■ **AIM**: Reproduce the listing below in full and without alteration, apart from its pictures.

■ **DATA PROVIDED**:
[START]
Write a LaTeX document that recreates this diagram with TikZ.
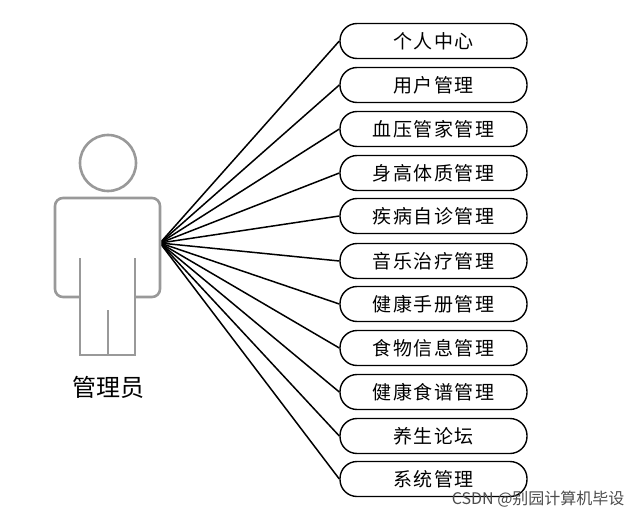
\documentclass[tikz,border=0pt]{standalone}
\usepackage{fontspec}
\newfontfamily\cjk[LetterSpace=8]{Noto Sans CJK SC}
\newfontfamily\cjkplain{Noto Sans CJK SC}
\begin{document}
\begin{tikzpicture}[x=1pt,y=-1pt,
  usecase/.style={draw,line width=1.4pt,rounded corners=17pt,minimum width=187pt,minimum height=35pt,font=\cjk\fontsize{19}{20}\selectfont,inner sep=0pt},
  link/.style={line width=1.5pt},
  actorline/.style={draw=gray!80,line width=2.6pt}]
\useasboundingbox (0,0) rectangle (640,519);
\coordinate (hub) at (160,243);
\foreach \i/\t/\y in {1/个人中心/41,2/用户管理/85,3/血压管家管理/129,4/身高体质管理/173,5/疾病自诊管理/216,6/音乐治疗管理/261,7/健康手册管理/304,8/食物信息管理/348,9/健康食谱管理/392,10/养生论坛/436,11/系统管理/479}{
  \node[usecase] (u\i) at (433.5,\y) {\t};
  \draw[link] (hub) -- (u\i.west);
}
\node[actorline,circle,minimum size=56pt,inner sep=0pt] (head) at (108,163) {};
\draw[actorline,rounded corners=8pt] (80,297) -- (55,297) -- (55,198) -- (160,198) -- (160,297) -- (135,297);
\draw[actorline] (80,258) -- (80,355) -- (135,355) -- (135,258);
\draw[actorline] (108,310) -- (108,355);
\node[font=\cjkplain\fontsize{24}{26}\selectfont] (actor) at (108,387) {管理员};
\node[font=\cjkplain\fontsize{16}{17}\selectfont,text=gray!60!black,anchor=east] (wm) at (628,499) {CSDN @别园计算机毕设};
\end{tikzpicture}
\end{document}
[END]
■ **SOLUTION**:
Write a LaTeX document that recreates this diagram with TikZ.
\documentclass[tikz,border=0pt]{standalone}
\usepackage{fontspec}
\newfontfamily\cjk[LetterSpace=8]{Noto Sans CJK SC}
\newfontfamily\cjkplain{Noto Sans CJK SC}
\begin{document}
\begin{tikzpicture}[x=1pt,y=-1pt,
  usecase/.style={draw,line width=1.4pt,rounded corners=17pt,minimum width=187pt,minimum height=35pt,font=\cjk\fontsize{19}{20}\selectfont,inner sep=0pt},
  link/.style={line width=1.5pt},
  actorline/.style={draw=gray!80,line width=2.6pt}]
\useasboundingbox (0,0) rectangle (640,519);
\coordinate (hub) at (160,243);
\foreach \i/\t/\y in {1/个人中心/41,2/用户管理/85,3/血压管家管理/129,4/身高体质管理/173,5/疾病自诊管理/216,6/音乐治疗管理/261,7/健康手册管理/304,8/食物信息管理/348,9/健康食谱管理/392,10/养生论坛/436,11/系统管理/479}{
  \node[usecase] (u\i) at (433.5,\y) {\t};
  \draw[link] (hub) -- (u\i.west);
}
\node[actorline,circle,minimum size=56pt,inner sep=0pt] (head) at (108,163) {};
\draw[actorline,rounded corners=8pt] (80,297) -- (55,297) -- (55,198) -- (160,198) -- (160,297) -- (135,297);
\draw[actorline] (80,258) -- (80,355) -- (135,355) -- (135,258);
\draw[actorline] (108,310) -- (108,355);
\node[font=\cjkplain\fontsize{24}{26}\selectfont] (actor) at (108,387) {管理员};
\node[font=\cjkplain\fontsize{16}{17}\selectfont,text=gray!60!black,anchor=east] (wm) at (628,499) {CSDN @别园计算机毕设};
\end{tikzpicture}
\end{document}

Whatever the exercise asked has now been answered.